The right of the lender (mortgagor) that is involved in this particular scenario, is the right to take possession of the mortgaged property. The true value of the mortgage can be said to only by the assurance that the mortgagee has that in the event of the mortgagor’s inability to pay the mortgage loan, the property will serve as a security for him, through which the mortgagee will be able to realise the amount of the money loaned by him to the mortgagor. It is noteworthy that the mortgage makes the mortgagee the secured creditor with the security of
the house. Law protects the mortgagee because individuals and institutions such as banks would have a security and incentive to lend money due to these protections. In White v City of London Brewery, the court held that the right to possession of the mortgagee is the same as the lessee. This means that the mortgagee has the right to possession even if the mortgagor is in default, unless there is something in the mortgage deed that prevents such an action. This right of the mortgagee arises by virtue of his interest in the land. Nevertheless, the right to possession is usually claimed by the lender when the borrower fails to make payments on the mortgage. The second right of the lender that is involved here is the right to sale. This right is exercised by the mortgagor for the purpose of realising the loan amount given to the mortgagor as the mortgagor is not in a position to repay the loan. With respect to lenders, the case law has been seen to be sensitive to their interests as well, which may be seen to be caught between two borrowers, one of which is claiming undue influence, which will potentially make the bank lose the security for the mortgage.
With respect to mortgagee as well, the law recognises some rights which allow him to protect his interest as against the mortgagor when the mortgagor wants to repossess the mortgaged property. It seems that the court does not want to lightly deprive the right of the mortgagor to the property, especially if the mortgaged property happens to be a family home. One of the remedies that can be given by court is to adjourn the repossession of the property. In Birmingham Citizen’s Permanent Building Society v Caunt, the court held that it had to power to adjourn possession proceedings in order to give more time to the mortgagor to find the means with which to pay off the mortgage debt and avoid possession.

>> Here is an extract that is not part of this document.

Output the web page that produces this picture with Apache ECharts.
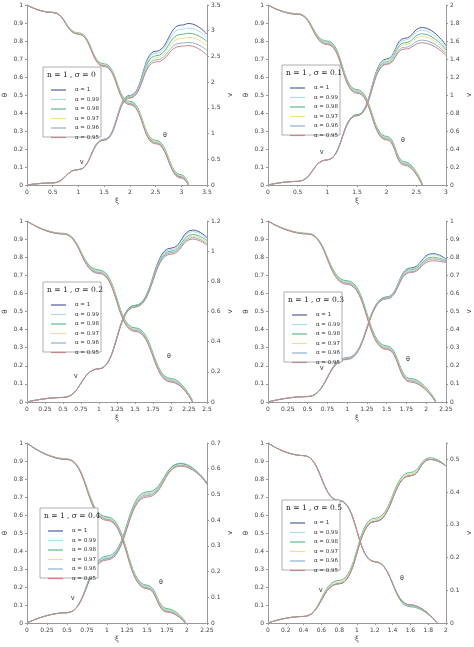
<!DOCTYPE html>
<html><head><meta charset="utf-8">
<script src="https://cdn.jsdelivr.net/npm/echarts@6/dist/echarts.min.js"></script>
<style>html,body{margin:0;padding:0;background:#fff}#c{width:474px;height:647px}</style>
</head><body><div id="c"></div>
<script>
const ALPHAS=['α = 1','α = 0.99','α = 0.98','α = 0.97','α = 0.96','α = 0.95'];
const SIGMAS=['0','0.1','0.2','0.3','0.4','0.5'];

const P1_thetaX=[0,0.5,1,1.5,2,2.5,3,3.14];
const P1_theta=[
 [1,.959,.841,.665,.455,.239,.047,0],
 [1,.959,.843,.669,.460,.244,.052,.004],
 [1,.960,.845,.673,.465,.249,.057,.008],
 [1,.959,.842,.667,.457,.241,.050,.002],
 [1,.958,.839,.662,.450,.233,.042,0],
 [1,.958,.837,.658,.446,.229,.038,0]];
const P1_vX=[0,0.5,1,1.5,2,2.5,3,3.15,3.5];
const P1_v=[
 [0,.04,.30,.89,1.74,2.60,3.11,3.14,2.93],
 [0,.04,.30,.89,1.73,2.56,3.03,3.05,2.87],
 [0,.04,.30,.88,1.72,2.51,2.93,2.95,2.79],
 [0,.04,.30,.88,1.71,2.47,2.85,2.87,2.71],
 [0,.04,.30,.88,1.70,2.43,2.76,2.77,2.62],
 [0,.04,.30,.87,1.69,2.39,2.70,2.71,2.52]];

const P2_thetaX=[0,0.5,1,1.5,2,2.3,2.6];
const P2_theta=[
 [1,.95,.79,.52,.26,.12,0],
 [1,.95,.795,.525,.265,.125,.004],
 [1,.952,.80,.53,.27,.13,.008],
 [1,.95,.79,.52,.26,.12,.002],
 [1,.949,.785,.515,.255,.115,0],
 [1,.948,.78,.51,.25,.11,0]];
const P2_vX=[0,0.5,1,1.5,2,2.3,2.6,3];
const P2_v=[
 [0,.04,.28,.78,1.40,1.63,1.75,1.55],
 [0,.04,.28,.78,1.39,1.61,1.72,1.52],
 [0,.04,.28,.78,1.37,1.58,1.68,1.50],
 [0,.04,.28,.77,1.36,1.56,1.65,1.48],
 [0,.04,.28,.77,1.35,1.53,1.61,1.46],
 [0,.04,.28,.77,1.34,1.51,1.58,1.44]];

const P3_thetaX=[0,0.5,1,1.5,2,2.3];
const P3_theta=[
 [1,.93,.72,.40,.12,0],
 [1,.93,.725,.405,.125,.004],
 [1,.932,.73,.41,.13,.008],
 [1,.93,.72,.40,.12,.002],
 [1,.929,.715,.395,.115,0],
 [1,.928,.71,.39,.11,0]];
const P3_vX=[0,0.5,1,1.5,2,2.3,2.5];
const P3_v=[
 [0,.03,.22,.64,1.02,1.14,1.09],
 [0,.03,.22,.64,1.01,1.13,1.08],
 [0,.03,.22,.64,1.00,1.11,1.07],
 [0,.03,.22,.63,.99,1.10,1.06],
 [0,.03,.22,.63,.99,1.09,1.05],
 [0,.03,.22,.63,.98,1.08,1.04]];

const P4_thetaX=[0,0.5,1,1.5,1.8,2.12];
const P4_theta=[
 [1,.93,.66,.30,.12,0],
 [1,.93,.665,.305,.125,.004],
 [1,.932,.67,.31,.13,.008],
 [1,.93,.66,.30,.12,.002],
 [1,.929,.655,.295,.115,0],
 [1,.928,.65,.29,.11,0]];
const P4_vX=[0,0.5,1,1.5,1.8,2.08,2.25];
const P4_v=[
 [0,.03,.24,.58,.74,.82,.79],
 [0,.03,.24,.58,.735,.815,.785],
 [0,.03,.245,.58,.73,.80,.78],
 [0,.03,.24,.575,.725,.795,.775],
 [0,.03,.24,.575,.72,.79,.775],
 [0,.03,.235,.57,.715,.78,.77]];

const P5_thetaX=[0,0.5,1,1.5,1.75,1.98];
const P5_theta=[
 [1,.91,.58,.20,.07,0],
 [1,.91,.585,.205,.075,.004],
 [1,.912,.59,.21,.08,.008],
 [1,.91,.58,.20,.07,.002],
 [1,.909,.575,.195,.065,0],
 [1,.908,.57,.19,.06,0]];
const P5_vX=[0,0.5,1,1.5,1.92,2.25];
const P5_v=[
 [0,.04,.25,.50,.62,.54],
 [0,.04,.255,.505,.622,.545],
 [0,.04,.26,.51,.62,.545],
 [0,.04,.25,.50,.615,.545],
 [0,.04,.25,.495,.613,.545],
 [0,.04,.245,.49,.61,.545]];

const P6_thetaX=[0,0.4,0.8,1.2,1.6,1.9];
const P6_theta=[
 [1,.93,.68,.34,.10,0],
 [1,.93,.68,.34,.095,0],
 [1,.93,.682,.342,.09,0],
 [1,.93,.68,.34,.10,0],
 [1,.93,.68,.34,.10,0],
 [1,.93,.68,.34,.10,0]];
const P6_vX=[0,0.4,0.8,1.2,1.6,1.82,2];
const P6_v=[
 [0,.02,.12,.31,.45,.50,.48],
 [0,.02,.125,.315,.455,.50,.48],
 [0,.02,.13,.32,.46,.505,.48],
 [0,.02,.125,.315,.455,.50,.48],
 [0,.02,.12,.31,.45,.50,.48],
 [0,.02,.12,.31,.45,.50,.48]];

const COLORS=['#4f5f9f','#a8dce8','#5fb98c','#efe08c','#8db1d6','#c48686'];
const panels=[
 {tx:P1_thetaX,th:P1_theta,vx:P1_vX,v:P1_v,xmax:3.5,xint:.5,vmax:3.5,vint:.5},
 {tx:P2_thetaX,th:P2_theta,vx:P2_vX,v:P2_v,xmax:3,xint:.5,vmax:2,vint:.2},
 {tx:P3_thetaX,th:P3_theta,vx:P3_vX,v:P3_v,xmax:2.5,xint:.25,vmax:1.2,vint:.2},
 {tx:P4_thetaX,th:P4_theta,vx:P4_vX,v:P4_v,xmax:2.25,xint:.25,vmax:1,vint:.1},
 {tx:P5_thetaX,th:P5_theta,vx:P5_vX,v:P5_v,xmax:2.25,xint:.25,vmax:.7,vint:.1},
 {tx:P6_thetaX,th:P6_theta,vx:P6_vX,v:P6_v,xmax:2,xint:.2,vmax:.55,vint:.1}];
const layout=[
 {l:27,t:5,w:180,h:180,box:[43,67],th:[163,132],vl:[80,159]},
 {l:268,t:5,w:178,h:180,box:[282,65],th:[401,137],vl:[320,149]},
 {l:27,t:221,w:180,h:181,box:[43,282],th:[167,353],vl:[74,373]},
 {l:268,t:221,w:178,h:181,box:[284,292],th:[406,356],vl:[320,365]},
 {l:27,t:443,w:180,h:180,box:[40,508],th:[159,579],vl:[71,595]},
 {l:268,t:443,w:178,h:180,box:[282,500],th:[400,575],vl:[319,587]}];

const grid=[],xAxis=[],yAxis=[],series=[],legend=[],graphic=[];
const tick={fontSize:6,color:'#444',margin:4};
const axLine={show:true,lineStyle:{color:'#999',width:1}};
panels.forEach((p,i)=>{
 const L=layout[i];
 grid.push({left:L.l,top:L.t,width:L.w,height:L.h});
 xAxis.push({gridIndex:i,type:'value',min:0,max:p.xmax,interval:p.xint,name:'ξ',nameLocation:'middle',nameGap:13,nameTextStyle:{fontSize:7,color:'#333'},
  axisLine:axLine,axisTick:{show:true,length:2,lineStyle:{color:'#999'}},splitLine:{show:false},axisLabel:tick});
 yAxis.push({gridIndex:i,type:'value',min:0,max:1,interval:.1,name:'θ',nameLocation:'middle',nameGap:18,nameTextStyle:{fontSize:7,color:'#333'},
  axisLine:axLine,axisTick:{show:true,length:2,lineStyle:{color:'#999'}},splitLine:{show:false},axisLabel:tick});
 yAxis.push({gridIndex:i,type:'value',position:'right',min:0,max:p.vmax,interval:p.vint,name:'v',nameLocation:'middle',nameGap:20,nameTextStyle:{fontSize:7,color:'#333'},
  axisLine:axLine,axisTick:{show:true,length:2,lineStyle:{color:'#999'}},splitLine:{show:false},
  axisLabel:Object.assign({},tick,{formatter:v=>(Math.abs(Math.round(v/p.vint)*p.vint-v)<1e-6?String(+v.toFixed(2)):'')})});
 for(let k=0;k<6;k++){
  const base={name:ALPHAS[k],type:'line',xAxisIndex:i,smooth:0.5,smoothMonotone:'x',showSymbol:false,
   lineStyle:{width:1,color:COLORS[k]},itemStyle:{color:COLORS[k]}};
  series.push(Object.assign({},base,{yAxisIndex:2*i,data:p.tx.map((x,j)=>[x,p.th[k][j]])}));
  series.push(Object.assign({},base,{yAxisIndex:2*i+1,data:p.vx.map((x,j)=>[x,p.v[k][j]])}));
 }
 const [bx,by]=L.box;
 graphic.push({type:'rect',shape:{x:bx,y:by,width:58,height:70},style:{fill:'#fff',stroke:'#999',lineWidth:0.8},z:50});
 graphic.push({type:'text',x:bx+4,y:by+4,style:{text:'n = 1 , σ = '+SIGMAS[i],fontSize:7.5,fill:'#222',fontFamily:'DejaVu Serif'},z:51});
 legend.push({data:ALPHAS,orient:'vertical',left:bx+3,top:by+15,itemGap:3.5,itemWidth:15,itemHeight:1.2,
   icon:'rect',textStyle:{fontSize:5.5,color:'#333',padding:[0,0,0,4]},z:52,selectedMode:false});
 graphic.push({type:'text',x:L.th[0],y:L.th[1],style:{text:'θ',fontSize:7,fill:'#333'},z:51});
 graphic.push({type:'text',x:L.vl[0],y:L.vl[1],style:{text:'v',fontSize:7,fill:'#333'},z:51});
});
const chart=echarts.init(document.getElementById('c'),null,{renderer:'canvas'});
chart.setOption({animation:false,textStyle:{fontFamily:'DejaVu Sans'},grid,xAxis,yAxis,series,legend,graphic});
</script></body></html>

The mortgagor may also have rights under the Human Rights Act 1998, specifically, the right to family life under the European Convention of Human Rights, Article 8, where the family home of the mortgagor is the subject of the mortgage. However, this is to be balanced with the mortgagee’s equally important rights and interest in the property, as was held in Wood v United Kingdom. In fact, the creditor is usually seen by the legislators as well as the courts
to be in a more advantageous position, due to the legitimate expectation that the creditor has on lending money on the security of the mortgaged property. In this scenario, Ben’s rights and resultant outcomes are also to be seen in the light of the fact that the mortgaged property is his family home. Here the presence of undue influence in the signing of the second mortgage will play an important role in the determination of the rights of the injured party (in this case, Ben, as he is unaware of the second mortgage). It is also noteworthy that the mortgaged property is the shared home of Ben and Ali, as it is a property “purchased in joint names for joint occupation by a married or unmarried couple, where both are responsible for any mortgage”. Thus, Ben and Ali are joint tenants in the property. As such, the creation of an equitable charge by one co-owner, constitutes an act operating on the joint tenant’s share to sever the joint tenancy. In case of the bankruptcy of one joint tenant, the lender may be able to get at the interest of the joint tenant’s interest in property, but will not be able to get at the interest of the other joint tenant whose interest is severed as a result of undue influence. In First National Bank v Achampong where, although the charge was ineffective as against the wife because of undue influence it did create an equitable charge over the husband's interest which led to the bank obtaining an order for sale to get at his interest.
It is a fact that the interests of the home owners may be even more complex. As such, in cases where undue influence is claimed, the conceptual underpinnings of the debate are also made more complex, by being either claimant based (Ben) or defendant based (Bank) in which case the latter’s exploitative conduct comes into picture. However, here the bank has not acted in an exploitative manner. The person who has acted improperly is Ali, as she has obtained the second mortgage for her purpose under false pretenses, which do amount to undue influence. This makes the matter complex as between the joint-tenants, Ben and Ali, and the lender bank. In this case, the competing interests of Ben and Ali also come into play. As mentioned above, Ben and Ali are joint-tenants and Ali’s procuring of the mortgage will lead to the severance of joint tenancy, in which case Ben can protect his interest in the
property from being used for the repayment of the second mortgage, although he is still required to pay for the first mortgage.
There are many competing interests that come into effect in cases such as the one depicted in the scenario. The mortgagor and mortgagee have entered into a contract, and there are resultant rights and duties of the parties to the contract. The mortgagee can ask for right to possession or sale as a consequence of non-payment of mortgage amount. The mortgagor can ask the court for more time to make the payments by giving an order of adjournment of possession. As Ben and Ali are joint-tenants, the joint tenancy can be severed as a result of undue influence being used by one party to get the other party to sign a deed of mortgage. In that case, the interest in the property gets severed and the injured party can claim his interest to be outside the scope of the lender. Again, as the property is a family home, the mortgagor can claim rights under the Human Rights Act 1998 in order to prevent the house from being possessed by the lender. It is also important to remember that in all of these legal scenarios, the court basically balances competing interests of the parties involved.